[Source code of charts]
==*==
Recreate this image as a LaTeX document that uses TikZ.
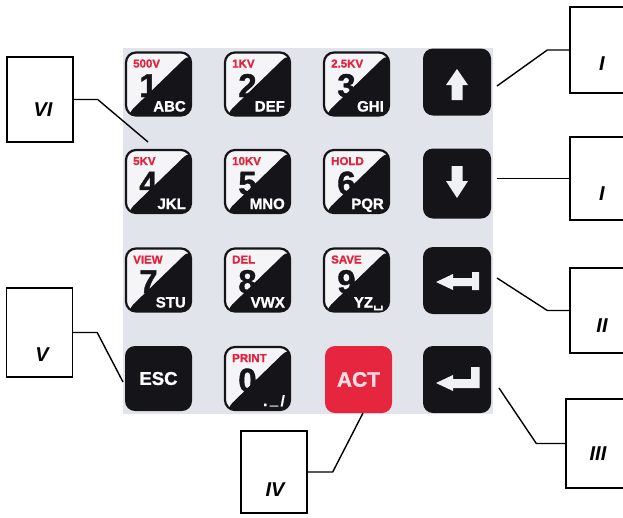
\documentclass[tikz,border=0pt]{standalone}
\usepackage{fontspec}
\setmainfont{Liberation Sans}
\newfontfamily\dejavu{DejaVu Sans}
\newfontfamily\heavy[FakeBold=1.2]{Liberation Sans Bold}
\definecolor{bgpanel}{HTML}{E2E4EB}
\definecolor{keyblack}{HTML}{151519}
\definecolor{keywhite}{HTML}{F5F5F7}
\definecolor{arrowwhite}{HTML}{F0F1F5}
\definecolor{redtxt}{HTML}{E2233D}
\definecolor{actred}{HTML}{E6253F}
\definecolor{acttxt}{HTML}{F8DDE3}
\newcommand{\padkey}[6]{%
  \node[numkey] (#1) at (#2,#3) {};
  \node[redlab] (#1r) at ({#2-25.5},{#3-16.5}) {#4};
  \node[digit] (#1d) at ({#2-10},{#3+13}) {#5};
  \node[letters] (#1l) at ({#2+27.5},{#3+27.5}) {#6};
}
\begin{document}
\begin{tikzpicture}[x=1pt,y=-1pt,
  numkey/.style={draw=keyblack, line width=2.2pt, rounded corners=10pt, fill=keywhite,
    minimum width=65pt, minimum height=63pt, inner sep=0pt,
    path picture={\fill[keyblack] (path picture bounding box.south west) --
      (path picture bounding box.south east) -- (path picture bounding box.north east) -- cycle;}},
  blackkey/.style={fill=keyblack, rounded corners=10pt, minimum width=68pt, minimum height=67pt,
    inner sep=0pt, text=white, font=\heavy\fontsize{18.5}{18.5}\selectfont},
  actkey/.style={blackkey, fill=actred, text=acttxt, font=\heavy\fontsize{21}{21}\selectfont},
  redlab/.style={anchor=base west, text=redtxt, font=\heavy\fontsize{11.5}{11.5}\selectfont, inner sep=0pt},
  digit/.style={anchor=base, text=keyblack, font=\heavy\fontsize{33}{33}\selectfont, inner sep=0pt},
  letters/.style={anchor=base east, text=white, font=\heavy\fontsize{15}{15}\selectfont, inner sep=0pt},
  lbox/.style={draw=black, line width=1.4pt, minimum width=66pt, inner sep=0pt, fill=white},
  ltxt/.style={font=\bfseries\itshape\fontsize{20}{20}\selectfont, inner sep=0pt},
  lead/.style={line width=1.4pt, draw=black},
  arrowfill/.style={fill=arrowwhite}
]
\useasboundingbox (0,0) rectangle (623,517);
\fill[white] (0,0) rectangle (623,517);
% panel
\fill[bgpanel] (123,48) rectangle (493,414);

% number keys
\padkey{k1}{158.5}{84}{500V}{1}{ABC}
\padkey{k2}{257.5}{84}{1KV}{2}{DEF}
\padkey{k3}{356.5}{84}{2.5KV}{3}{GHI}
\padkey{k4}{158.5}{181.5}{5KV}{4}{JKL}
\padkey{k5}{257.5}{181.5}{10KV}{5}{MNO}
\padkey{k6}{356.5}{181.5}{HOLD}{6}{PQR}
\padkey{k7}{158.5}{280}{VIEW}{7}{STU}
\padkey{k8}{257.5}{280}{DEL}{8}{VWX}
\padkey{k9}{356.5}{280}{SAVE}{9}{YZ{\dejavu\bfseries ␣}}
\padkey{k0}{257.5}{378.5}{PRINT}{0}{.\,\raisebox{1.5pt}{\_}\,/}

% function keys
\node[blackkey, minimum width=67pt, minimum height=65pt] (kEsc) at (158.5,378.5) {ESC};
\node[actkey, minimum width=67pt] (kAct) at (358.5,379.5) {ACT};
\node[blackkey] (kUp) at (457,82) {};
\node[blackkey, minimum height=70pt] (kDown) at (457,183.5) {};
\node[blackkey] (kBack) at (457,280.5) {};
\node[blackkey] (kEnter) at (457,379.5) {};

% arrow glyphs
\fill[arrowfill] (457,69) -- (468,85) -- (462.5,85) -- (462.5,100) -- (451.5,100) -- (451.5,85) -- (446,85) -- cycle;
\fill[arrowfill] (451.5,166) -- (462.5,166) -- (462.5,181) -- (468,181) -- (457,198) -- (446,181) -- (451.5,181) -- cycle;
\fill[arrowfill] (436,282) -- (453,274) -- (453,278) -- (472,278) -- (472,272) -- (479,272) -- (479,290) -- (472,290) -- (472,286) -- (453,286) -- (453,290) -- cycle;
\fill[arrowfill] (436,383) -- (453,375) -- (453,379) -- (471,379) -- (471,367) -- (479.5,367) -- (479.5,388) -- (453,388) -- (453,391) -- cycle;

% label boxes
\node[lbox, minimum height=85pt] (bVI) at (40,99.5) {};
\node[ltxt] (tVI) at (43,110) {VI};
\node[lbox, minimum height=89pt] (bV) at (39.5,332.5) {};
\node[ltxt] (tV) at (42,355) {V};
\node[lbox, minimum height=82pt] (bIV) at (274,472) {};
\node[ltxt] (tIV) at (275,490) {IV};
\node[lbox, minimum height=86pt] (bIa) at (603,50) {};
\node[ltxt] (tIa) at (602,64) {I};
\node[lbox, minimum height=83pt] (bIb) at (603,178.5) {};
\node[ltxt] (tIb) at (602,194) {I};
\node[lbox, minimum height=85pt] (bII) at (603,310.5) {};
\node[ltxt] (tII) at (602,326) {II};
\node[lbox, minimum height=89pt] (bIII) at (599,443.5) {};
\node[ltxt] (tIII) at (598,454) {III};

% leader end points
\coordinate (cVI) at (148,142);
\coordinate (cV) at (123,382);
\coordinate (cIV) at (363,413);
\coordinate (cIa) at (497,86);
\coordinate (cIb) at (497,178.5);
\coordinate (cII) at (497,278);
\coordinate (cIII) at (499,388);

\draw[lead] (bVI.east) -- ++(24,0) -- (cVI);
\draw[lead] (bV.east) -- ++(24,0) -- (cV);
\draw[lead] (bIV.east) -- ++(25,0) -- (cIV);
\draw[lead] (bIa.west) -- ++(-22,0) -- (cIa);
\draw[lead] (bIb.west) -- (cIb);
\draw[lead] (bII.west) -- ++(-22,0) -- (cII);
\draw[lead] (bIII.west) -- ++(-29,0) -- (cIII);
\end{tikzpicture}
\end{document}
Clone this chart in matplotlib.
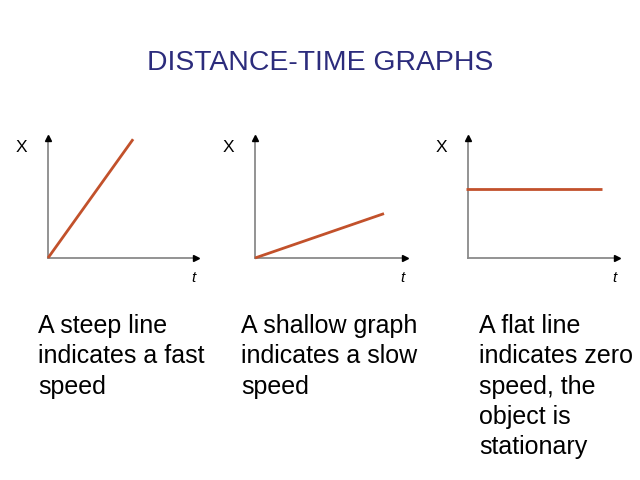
==*==
** TASK REQUIREMENTS **
Select every line in the material above where the string "this" occurs, and copy it.

** WRITTEN RESPONSE **
Recreate this image as a LaTeX document that uses TikZ.
Clone this chart in matplotlib.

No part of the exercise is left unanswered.